#### INSTRUCTIONS TO FOLLOW:
Leave out any picture and return the remaining listing below exactly as given.
# Start of COLLECTED DATA
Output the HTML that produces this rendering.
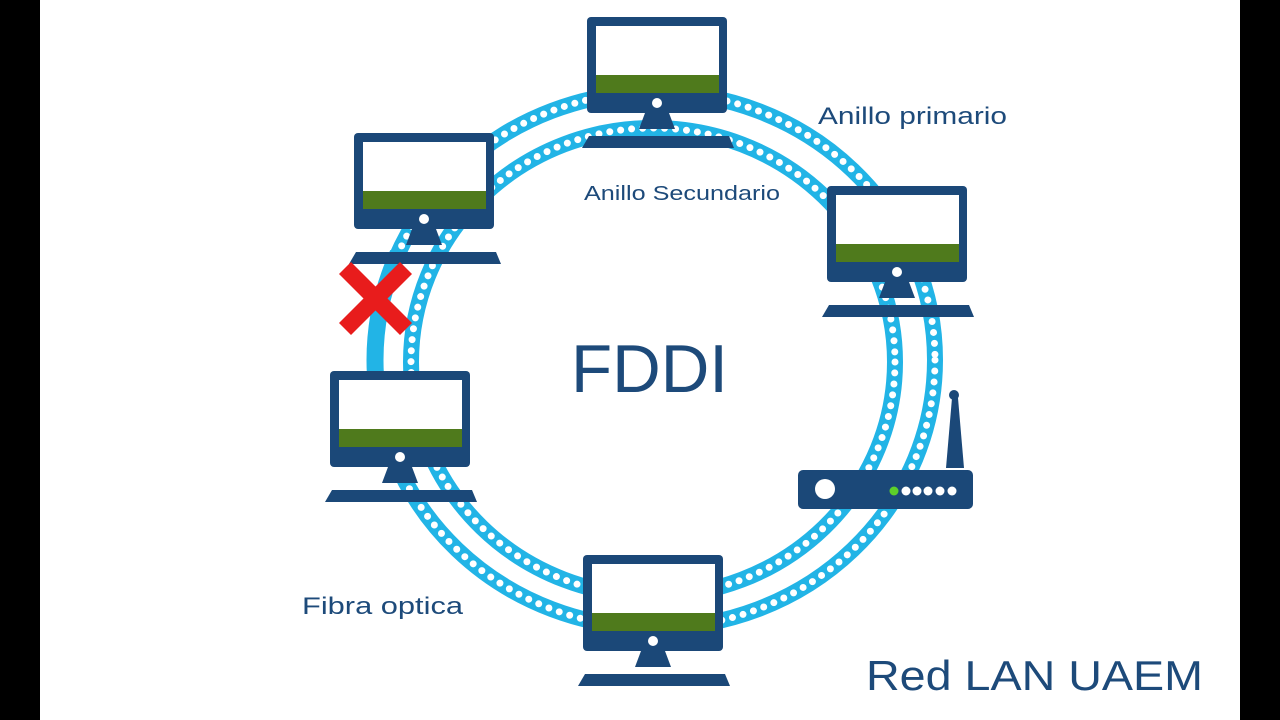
<!DOCTYPE html>
<html><head><meta charset="utf-8"><style>
html,body{margin:0;padding:0;background:#000;}
svg{display:block;}
text{font-family:"Liberation Sans",sans-serif;fill:#1d4a7a;}
</style></head><body>
<svg width="1280" height="720" viewBox="0 0 1280 720" xmlns="http://www.w3.org/2000/svg">
<rect x="0" y="0" width="1280" height="720" fill="#000"/>
<rect x="40" y="0" width="1200" height="720" fill="#fff"/>
<defs>
<g id="mon">
  <rect x="0" y="0" width="140" height="96" rx="4" fill="#1b4878"/>
  <rect x="9" y="9" width="123" height="49" fill="#fff"/>
  <rect x="9" y="58" width="123" height="18" fill="#4f7a1c"/>
  <circle cx="70" cy="86" r="5" fill="#fff"/>
  <polygon points="58,96 82,96 88,112 52,112" fill="#1b4878"/>
  <polygon points="2,119 142,119 147,131 -5,131" fill="#1b4878"/>
</g>
<clipPath id="seg"><rect x="355" y="250" width="50" height="125"/></clipPath>
</defs>
<ellipse cx="655" cy="360" rx="280" ry="268" fill="none" stroke="#22b4e6" stroke-width="16"/>
<ellipse cx="655" cy="360" rx="280" ry="268" fill="none" stroke="#fff" stroke-width="7" stroke-linecap="round" stroke-dasharray="0 11"/>
<ellipse cx="653" cy="362" rx="242" ry="234" fill="none" stroke="#22b4e6" stroke-width="16"/>
<ellipse cx="653" cy="362" rx="242" ry="234" fill="none" stroke="#fff" stroke-width="7" stroke-linecap="round" stroke-dasharray="0 11"/>
<ellipse cx="655" cy="360" rx="280" ry="268" fill="none" stroke="#22b4e6" stroke-width="17" clip-path="url(#seg)"/>
<use href="#mon" x="587" y="17"/>
<use href="#mon" x="354" y="133"/>
<use href="#mon" x="827" y="186"/>
<use href="#mon" x="330" y="371"/>
<use href="#mon" x="583" y="555"/>
<path d="M946 468 L952 398 L958 398 L964 468 Z" fill="#1b4878"/>
<circle cx="954" cy="395" r="5" fill="#1b4878"/>
<rect x="798" y="470" width="175" height="39" rx="5" fill="#1b4878"/>
<circle cx="825" cy="489" r="10" fill="#fff"/>
<circle cx="894" cy="491" r="4.5" fill="#5dd02a"/>
<circle cx="906" cy="491" r="4.5" fill="#fff"/>
<circle cx="917" cy="491" r="4.5" fill="#fff"/>
<circle cx="928" cy="491" r="4.5" fill="#fff"/>
<circle cx="940" cy="491" r="4.5" fill="#fff"/>
<circle cx="952" cy="491" r="4.5" fill="#fff"/>
<g stroke="#e81c1c" stroke-width="17">
<line x1="345" y1="268" x2="406" y2="329"/>
<line x1="406" y1="268" x2="345" y2="329"/>
</g>
<text x="818" y="124" font-size="24" textLength="189" lengthAdjust="spacingAndGlyphs">Anillo primario</text>
<text x="584" y="200" font-size="20" textLength="196" lengthAdjust="spacingAndGlyphs">Anillo Secundario</text>
<text x="571" y="392" font-size="68" textLength="157" lengthAdjust="spacingAndGlyphs">FDDI</text>
<text x="302" y="614" font-size="24" textLength="161" lengthAdjust="spacingAndGlyphs">Fibra optica</text>
<text x="866" y="690" font-size="42" textLength="337" lengthAdjust="spacingAndGlyphs">Red LAN UAEM</text>
</svg>
</body></html>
# End of COLLECTED DATA
#### REPLY TO THE TASK:
Output the HTML that produces this rendering.
<!DOCTYPE html>
<html><head><meta charset="utf-8"><style>
html,body{margin:0;padding:0;background:#000;}
svg{display:block;}
text{font-family:"Liberation Sans",sans-serif;fill:#1d4a7a;}
</style></head><body>
<svg width="1280" height="720" viewBox="0 0 1280 720" xmlns="http://www.w3.org/2000/svg">
<rect x="0" y="0" width="1280" height="720" fill="#000"/>
<rect x="40" y="0" width="1200" height="720" fill="#fff"/>
<defs>
<g id="mon">
  <rect x="0" y="0" width="140" height="96" rx="4" fill="#1b4878"/>
  <rect x="9" y="9" width="123" height="49" fill="#fff"/>
  <rect x="9" y="58" width="123" height="18" fill="#4f7a1c"/>
  <circle cx="70" cy="86" r="5" fill="#fff"/>
  <polygon points="58,96 82,96 88,112 52,112" fill="#1b4878"/>
  <polygon points="2,119 142,119 147,131 -5,131" fill="#1b4878"/>
</g>
<clipPath id="seg"><rect x="355" y="250" width="50" height="125"/></clipPath>
</defs>
<ellipse cx="655" cy="360" rx="280" ry="268" fill="none" stroke="#22b4e6" stroke-width="16"/>
<ellipse cx="655" cy="360" rx="280" ry="268" fill="none" stroke="#fff" stroke-width="7" stroke-linecap="round" stroke-dasharray="0 11"/>
<ellipse cx="653" cy="362" rx="242" ry="234" fill="none" stroke="#22b4e6" stroke-width="16"/>
<ellipse cx="653" cy="362" rx="242" ry="234" fill="none" stroke="#fff" stroke-width="7" stroke-linecap="round" stroke-dasharray="0 11"/>
<ellipse cx="655" cy="360" rx="280" ry="268" fill="none" stroke="#22b4e6" stroke-width="17" clip-path="url(#seg)"/>
<use href="#mon" x="587" y="17"/>
<use href="#mon" x="354" y="133"/>
<use href="#mon" x="827" y="186"/>
<use href="#mon" x="330" y="371"/>
<use href="#mon" x="583" y="555"/>
<path d="M946 468 L952 398 L958 398 L964 468 Z" fill="#1b4878"/>
<circle cx="954" cy="395" r="5" fill="#1b4878"/>
<rect x="798" y="470" width="175" height="39" rx="5" fill="#1b4878"/>
<circle cx="825" cy="489" r="10" fill="#fff"/>
<circle cx="894" cy="491" r="4.5" fill="#5dd02a"/>
<circle cx="906" cy="491" r="4.5" fill="#fff"/>
<circle cx="917" cy="491" r="4.5" fill="#fff"/>
<circle cx="928" cy="491" r="4.5" fill="#fff"/>
<circle cx="940" cy="491" r="4.5" fill="#fff"/>
<circle cx="952" cy="491" r="4.5" fill="#fff"/>
<g stroke="#e81c1c" stroke-width="17">
<line x1="345" y1="268" x2="406" y2="329"/>
<line x1="406" y1="268" x2="345" y2="329"/>
</g>
<text x="818" y="124" font-size="24" textLength="189" lengthAdjust="spacingAndGlyphs">Anillo primario</text>
<text x="584" y="200" font-size="20" textLength="196" lengthAdjust="spacingAndGlyphs">Anillo Secundario</text>
<text x="571" y="392" font-size="68" textLength="157" lengthAdjust="spacingAndGlyphs">FDDI</text>
<text x="302" y="614" font-size="24" textLength="161" lengthAdjust="spacingAndGlyphs">Fibra optica</text>
<text x="866" y="690" font-size="42" textLength="337" lengthAdjust="spacingAndGlyphs">Red LAN UAEM</text>
</svg>
</body></html>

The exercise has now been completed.